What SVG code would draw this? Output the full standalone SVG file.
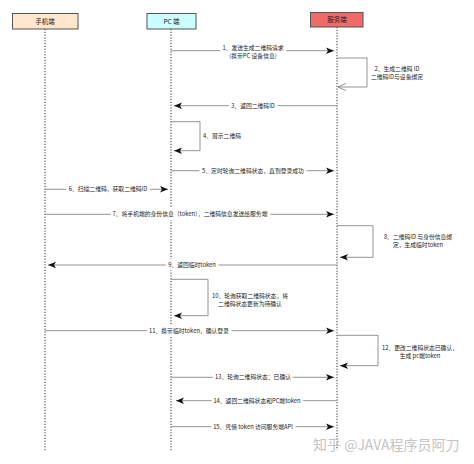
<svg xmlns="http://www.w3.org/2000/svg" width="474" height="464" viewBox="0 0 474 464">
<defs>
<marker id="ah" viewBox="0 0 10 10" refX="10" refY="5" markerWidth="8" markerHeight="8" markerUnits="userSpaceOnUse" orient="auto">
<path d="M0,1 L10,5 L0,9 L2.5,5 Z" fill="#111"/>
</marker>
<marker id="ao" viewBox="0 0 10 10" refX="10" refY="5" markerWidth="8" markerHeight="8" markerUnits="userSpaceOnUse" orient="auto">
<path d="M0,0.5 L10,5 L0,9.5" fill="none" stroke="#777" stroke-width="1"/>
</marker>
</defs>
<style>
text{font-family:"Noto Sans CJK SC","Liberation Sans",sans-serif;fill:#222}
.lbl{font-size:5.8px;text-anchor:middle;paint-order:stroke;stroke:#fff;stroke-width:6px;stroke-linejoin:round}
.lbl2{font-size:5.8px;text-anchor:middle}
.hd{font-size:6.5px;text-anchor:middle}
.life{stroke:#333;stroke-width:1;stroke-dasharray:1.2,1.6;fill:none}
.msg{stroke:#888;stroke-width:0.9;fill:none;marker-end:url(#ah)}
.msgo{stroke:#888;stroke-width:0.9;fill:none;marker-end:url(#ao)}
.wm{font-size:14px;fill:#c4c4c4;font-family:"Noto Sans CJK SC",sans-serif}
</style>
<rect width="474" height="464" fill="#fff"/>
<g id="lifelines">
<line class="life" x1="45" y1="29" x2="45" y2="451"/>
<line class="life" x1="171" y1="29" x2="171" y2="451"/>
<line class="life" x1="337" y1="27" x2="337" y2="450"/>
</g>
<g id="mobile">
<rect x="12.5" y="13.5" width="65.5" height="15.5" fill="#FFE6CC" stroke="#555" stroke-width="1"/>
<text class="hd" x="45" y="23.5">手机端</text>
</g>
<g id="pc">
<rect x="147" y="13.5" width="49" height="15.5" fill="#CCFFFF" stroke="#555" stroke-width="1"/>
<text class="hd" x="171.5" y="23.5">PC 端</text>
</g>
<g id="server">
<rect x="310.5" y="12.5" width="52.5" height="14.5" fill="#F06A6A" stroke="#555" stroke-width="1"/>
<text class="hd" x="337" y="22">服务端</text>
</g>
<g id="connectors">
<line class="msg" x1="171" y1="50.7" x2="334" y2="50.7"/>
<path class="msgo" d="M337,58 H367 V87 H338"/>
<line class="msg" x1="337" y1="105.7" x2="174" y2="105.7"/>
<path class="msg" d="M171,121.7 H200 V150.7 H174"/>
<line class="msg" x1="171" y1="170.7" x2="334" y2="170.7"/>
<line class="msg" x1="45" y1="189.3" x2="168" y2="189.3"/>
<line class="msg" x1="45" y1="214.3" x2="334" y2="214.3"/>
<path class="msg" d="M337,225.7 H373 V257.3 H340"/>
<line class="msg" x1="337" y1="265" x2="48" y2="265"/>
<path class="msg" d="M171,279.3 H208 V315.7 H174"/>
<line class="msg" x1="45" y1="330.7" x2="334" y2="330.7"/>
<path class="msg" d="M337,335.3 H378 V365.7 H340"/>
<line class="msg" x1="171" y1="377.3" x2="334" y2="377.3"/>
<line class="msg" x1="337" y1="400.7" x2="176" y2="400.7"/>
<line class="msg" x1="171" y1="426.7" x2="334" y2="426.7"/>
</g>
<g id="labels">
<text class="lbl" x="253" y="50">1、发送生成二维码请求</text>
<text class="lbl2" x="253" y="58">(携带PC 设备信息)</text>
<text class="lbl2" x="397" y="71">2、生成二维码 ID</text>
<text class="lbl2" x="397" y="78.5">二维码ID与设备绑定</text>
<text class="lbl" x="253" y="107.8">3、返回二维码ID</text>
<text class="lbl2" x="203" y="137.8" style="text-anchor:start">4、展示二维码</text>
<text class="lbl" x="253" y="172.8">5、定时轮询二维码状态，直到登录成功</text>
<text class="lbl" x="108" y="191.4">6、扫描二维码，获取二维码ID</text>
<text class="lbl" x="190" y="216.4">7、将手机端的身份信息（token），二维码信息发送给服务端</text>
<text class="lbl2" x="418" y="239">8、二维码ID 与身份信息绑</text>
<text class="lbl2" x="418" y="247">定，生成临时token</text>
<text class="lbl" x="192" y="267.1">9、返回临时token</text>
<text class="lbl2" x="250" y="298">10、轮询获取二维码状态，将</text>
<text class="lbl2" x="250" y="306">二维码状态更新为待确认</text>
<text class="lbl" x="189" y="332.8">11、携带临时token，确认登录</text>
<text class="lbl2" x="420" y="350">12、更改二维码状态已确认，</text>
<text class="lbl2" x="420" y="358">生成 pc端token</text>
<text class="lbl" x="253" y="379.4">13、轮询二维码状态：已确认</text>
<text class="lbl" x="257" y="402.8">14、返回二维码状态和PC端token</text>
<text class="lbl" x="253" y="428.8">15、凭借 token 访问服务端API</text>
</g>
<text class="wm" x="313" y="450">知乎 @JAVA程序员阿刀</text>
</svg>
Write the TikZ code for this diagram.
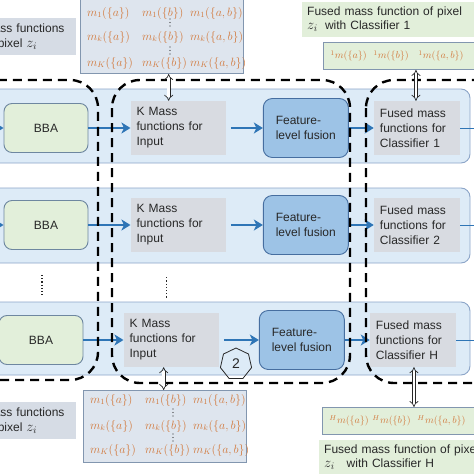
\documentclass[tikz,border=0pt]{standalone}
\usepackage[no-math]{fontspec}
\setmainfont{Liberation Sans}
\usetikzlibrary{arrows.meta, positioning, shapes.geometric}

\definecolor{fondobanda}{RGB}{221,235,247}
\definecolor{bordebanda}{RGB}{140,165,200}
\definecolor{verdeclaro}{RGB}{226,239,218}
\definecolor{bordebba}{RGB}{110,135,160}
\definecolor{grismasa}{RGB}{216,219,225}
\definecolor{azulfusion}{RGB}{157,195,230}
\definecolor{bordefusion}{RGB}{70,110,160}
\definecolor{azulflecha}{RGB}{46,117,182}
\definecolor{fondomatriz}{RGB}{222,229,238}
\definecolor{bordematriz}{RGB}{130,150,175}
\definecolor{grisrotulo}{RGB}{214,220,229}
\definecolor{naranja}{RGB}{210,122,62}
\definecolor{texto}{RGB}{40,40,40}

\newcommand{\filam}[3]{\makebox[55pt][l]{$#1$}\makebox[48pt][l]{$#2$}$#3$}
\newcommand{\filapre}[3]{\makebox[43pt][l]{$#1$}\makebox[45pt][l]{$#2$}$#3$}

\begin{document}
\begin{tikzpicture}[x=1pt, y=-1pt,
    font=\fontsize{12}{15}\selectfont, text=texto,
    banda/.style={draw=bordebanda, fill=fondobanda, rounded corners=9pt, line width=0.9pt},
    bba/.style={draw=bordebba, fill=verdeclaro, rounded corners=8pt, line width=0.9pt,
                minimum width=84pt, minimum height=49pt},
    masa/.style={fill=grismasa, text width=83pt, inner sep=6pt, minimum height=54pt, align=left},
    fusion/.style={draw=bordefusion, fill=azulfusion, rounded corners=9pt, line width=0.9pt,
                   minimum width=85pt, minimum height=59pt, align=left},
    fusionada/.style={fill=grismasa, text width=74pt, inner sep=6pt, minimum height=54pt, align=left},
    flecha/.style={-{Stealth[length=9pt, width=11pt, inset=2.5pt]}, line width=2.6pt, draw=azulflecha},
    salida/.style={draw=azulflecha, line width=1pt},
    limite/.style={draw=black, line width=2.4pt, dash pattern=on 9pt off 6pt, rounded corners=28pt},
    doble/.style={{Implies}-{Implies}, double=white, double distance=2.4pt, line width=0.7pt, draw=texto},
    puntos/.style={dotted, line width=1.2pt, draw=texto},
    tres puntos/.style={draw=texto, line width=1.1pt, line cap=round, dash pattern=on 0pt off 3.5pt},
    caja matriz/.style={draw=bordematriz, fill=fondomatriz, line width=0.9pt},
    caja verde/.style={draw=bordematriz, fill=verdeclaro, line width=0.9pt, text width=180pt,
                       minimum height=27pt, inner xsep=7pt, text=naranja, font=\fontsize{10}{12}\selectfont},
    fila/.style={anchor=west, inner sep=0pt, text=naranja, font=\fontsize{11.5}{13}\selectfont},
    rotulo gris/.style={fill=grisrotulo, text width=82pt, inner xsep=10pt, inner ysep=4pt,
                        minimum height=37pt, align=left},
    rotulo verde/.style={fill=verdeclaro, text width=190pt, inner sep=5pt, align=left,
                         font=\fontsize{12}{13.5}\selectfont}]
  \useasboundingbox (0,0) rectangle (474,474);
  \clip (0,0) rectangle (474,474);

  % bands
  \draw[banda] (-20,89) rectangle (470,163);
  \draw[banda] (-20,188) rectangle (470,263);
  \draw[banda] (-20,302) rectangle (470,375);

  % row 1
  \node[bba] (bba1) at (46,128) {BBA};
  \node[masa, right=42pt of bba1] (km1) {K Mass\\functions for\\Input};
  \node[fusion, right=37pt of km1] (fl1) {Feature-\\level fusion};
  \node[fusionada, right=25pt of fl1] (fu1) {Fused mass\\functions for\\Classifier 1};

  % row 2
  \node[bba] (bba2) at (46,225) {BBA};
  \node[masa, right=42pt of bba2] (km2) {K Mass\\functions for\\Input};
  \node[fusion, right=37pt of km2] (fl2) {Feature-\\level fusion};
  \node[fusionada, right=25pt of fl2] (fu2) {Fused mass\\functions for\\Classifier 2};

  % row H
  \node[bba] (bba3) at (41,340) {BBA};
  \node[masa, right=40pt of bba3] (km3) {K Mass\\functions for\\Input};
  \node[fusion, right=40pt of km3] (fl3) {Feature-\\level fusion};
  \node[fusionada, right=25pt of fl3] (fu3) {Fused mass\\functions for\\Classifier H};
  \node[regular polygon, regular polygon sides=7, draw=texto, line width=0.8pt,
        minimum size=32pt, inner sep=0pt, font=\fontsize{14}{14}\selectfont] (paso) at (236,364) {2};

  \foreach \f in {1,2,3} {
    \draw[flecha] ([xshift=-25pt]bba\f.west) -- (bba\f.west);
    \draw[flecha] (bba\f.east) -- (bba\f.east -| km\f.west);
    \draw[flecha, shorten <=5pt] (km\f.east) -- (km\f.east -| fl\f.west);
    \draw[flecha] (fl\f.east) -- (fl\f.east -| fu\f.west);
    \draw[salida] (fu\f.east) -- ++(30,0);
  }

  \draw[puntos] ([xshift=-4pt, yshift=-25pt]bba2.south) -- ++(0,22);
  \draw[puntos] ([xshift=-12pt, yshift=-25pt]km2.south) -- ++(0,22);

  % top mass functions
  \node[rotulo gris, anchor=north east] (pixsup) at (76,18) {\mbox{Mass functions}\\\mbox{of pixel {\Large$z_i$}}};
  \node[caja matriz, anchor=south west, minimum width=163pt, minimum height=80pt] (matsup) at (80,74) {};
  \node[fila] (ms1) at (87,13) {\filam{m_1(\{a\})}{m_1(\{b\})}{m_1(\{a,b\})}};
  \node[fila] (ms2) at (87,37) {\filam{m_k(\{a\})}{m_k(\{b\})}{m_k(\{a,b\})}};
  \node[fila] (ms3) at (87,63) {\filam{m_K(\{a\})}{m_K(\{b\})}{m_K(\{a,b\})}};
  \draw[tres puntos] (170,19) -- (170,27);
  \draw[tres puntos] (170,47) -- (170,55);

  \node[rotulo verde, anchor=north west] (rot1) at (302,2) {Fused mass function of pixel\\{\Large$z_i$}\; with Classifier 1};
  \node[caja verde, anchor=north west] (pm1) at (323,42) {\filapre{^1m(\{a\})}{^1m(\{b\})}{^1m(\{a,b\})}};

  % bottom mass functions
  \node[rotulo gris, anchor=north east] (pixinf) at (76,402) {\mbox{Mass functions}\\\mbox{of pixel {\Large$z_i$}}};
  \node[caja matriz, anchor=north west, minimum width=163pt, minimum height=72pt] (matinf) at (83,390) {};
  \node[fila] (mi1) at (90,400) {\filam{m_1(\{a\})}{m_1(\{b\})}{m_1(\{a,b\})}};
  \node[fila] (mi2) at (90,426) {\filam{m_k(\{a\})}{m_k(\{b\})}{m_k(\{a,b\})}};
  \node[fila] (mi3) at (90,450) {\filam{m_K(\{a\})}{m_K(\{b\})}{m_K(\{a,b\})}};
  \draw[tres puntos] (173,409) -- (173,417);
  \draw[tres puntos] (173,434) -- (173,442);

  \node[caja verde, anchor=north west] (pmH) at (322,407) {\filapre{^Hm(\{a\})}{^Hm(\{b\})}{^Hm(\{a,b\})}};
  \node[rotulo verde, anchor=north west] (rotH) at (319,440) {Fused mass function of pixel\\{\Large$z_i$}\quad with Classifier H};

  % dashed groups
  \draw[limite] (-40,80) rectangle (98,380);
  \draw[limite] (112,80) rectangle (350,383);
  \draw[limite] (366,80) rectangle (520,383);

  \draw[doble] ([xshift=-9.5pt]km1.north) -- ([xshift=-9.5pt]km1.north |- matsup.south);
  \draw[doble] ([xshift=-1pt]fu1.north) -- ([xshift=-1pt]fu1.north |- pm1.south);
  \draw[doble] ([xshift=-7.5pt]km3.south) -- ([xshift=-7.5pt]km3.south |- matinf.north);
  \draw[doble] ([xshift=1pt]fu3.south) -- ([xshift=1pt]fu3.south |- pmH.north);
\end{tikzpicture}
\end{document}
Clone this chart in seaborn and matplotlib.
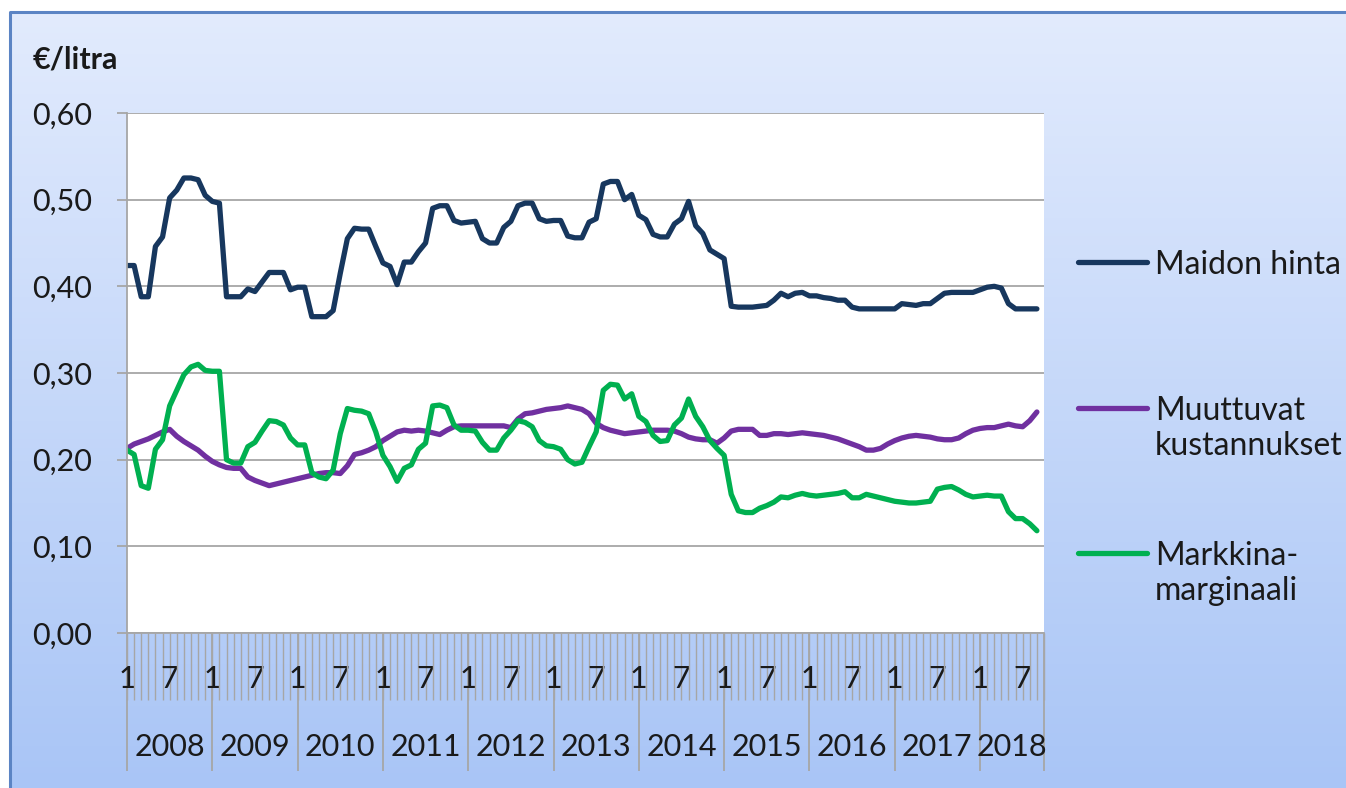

——————————

> OBJECTIVE
Select from the material above each line in which the string "this" appears, and list those lines.

> CORRECT ANSWER
What SVG code would draw this? Output the full standalone SVG file.
Write the TikZ code for this diagram.
Clone this chart in seaborn and matplotlib.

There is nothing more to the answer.